Finance

What Are Common Shares and How Do They Work?

Demystify common shares: Learn how this foundational equity defines ownership control, financial rights, and residual claims in a public company.

Common shares represent a fundamental form of equity ownership in a corporation. This type of security grants the holder a proportional stake in the company’s assets and earnings, albeit one that is subject to prior claims. The purchase of a common share means an investor is buying a fractional piece of the business itself.

This fractional ownership provides the investor with a direct financial link to the company’s performance. Common stock is the most widely issued and traded security in the public markets.

It serves as the standard instrument for retail investors seeking exposure to corporate growth and profitability.

Defining the Rights of Common Shareholders

Common shares confer specific privileges upon the investor. The most recognized of these privileges is the right to vote on certain corporate matters. Common shareholders typically vote to elect the Board of Directors, which oversees the company’s management and strategic direction.

Shareholders also vote on significant issues, such as proposed mergers, acquisitions, or changes to the corporate charter. A second crucial right is eligibility for dividend payments. Dividends are a distribution of the company’s profits to its shareholders.

The Board of Directors must declare these payments. The amount is inherently variable, depending on the company’s financial health and capital allocation strategy.

A third right is the residual claim on assets. This claim means that common shareholders are entitled to a proportional share of any remaining assets following insolvency. This distribution only occurs after all creditors, bondholders, and preferred shareholders have been fully satisfied.

The residual nature of this claim places common shareholders at the very bottom of the priority stack.

Common Stock Versus Preferred Stock

The distinction between common stock and preferred stock rests primarily on two key areas of priority: dividends and assets. Preferred shareholders hold a superior claim to a company’s earnings compared to common shareholders. This priority means that preferred stockholders must receive their dividend payments before any common stockholder can be paid.

Preferred stock dividends are generally fixed and stated as a dollar amount or a percentage of the par value. Common stock dividends, conversely, are variable and are only paid out after the preferred obligations are met. This structure provides preferred shareholders with a more stable, bond-like income stream.

The second area of distinction involves the priority in liquidation. If a company becomes insolvent, preferred shareholders rank higher than common shareholders in the queue for asset distribution. Preferred shareholders are paid out before common shareholders, though they still stand subordinate to all general creditors and secured debt holders.

The difference in risk is often reflected in voting rights. Common shareholders typically possess full voting rights on corporate issues. Preferred shares frequently carry no voting rights, or they may possess limited voting rights only triggered by a failure to pay dividends for an extended period.

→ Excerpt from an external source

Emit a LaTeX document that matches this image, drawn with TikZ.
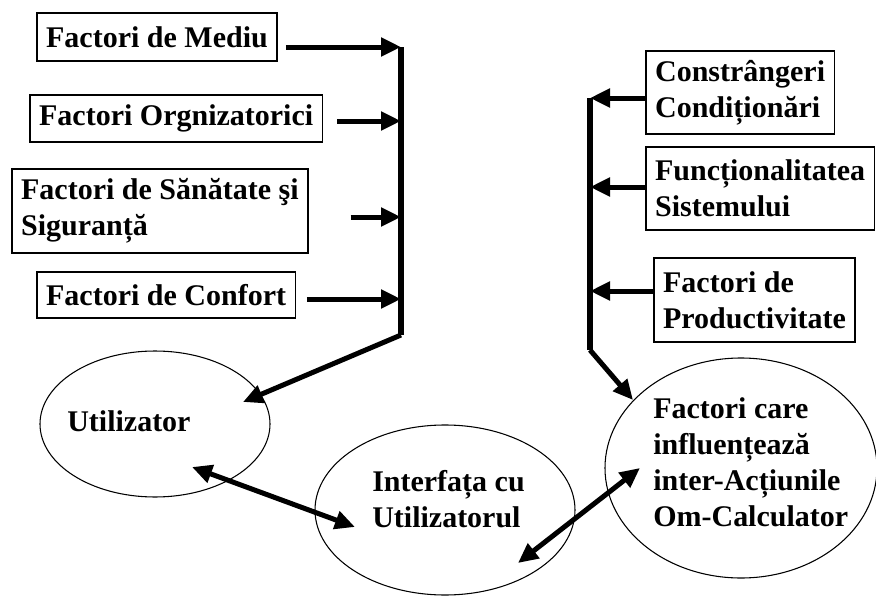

This trade-off between higher claim priority and loss of governance is a defining characteristic of preferred equity.

Understanding Different Classes of Common Stock

Not all common stock within a single company is created equal. Companies may issue different classes of common stock, often designated as Class A, Class B, or Class C. These classes are used primarily to differentiate voting power among shareholders.

For example, a typical structure might assign one vote per share to Class A common stock. Class B common stock, often held by company founders, insiders, or family trusts, might be assigned ten votes per share. This disparity allows a select group to maintain majority voting control over the company while issuing publicly traded shares to raise capital.

Maintaining this control is achieved even if the founders own a minority stake of the company’s total economic value. The specific rights and restrictions of each class are detailed in the corporate charter. The dual-class structure is a mechanism for separating ownership economics from corporate governance control.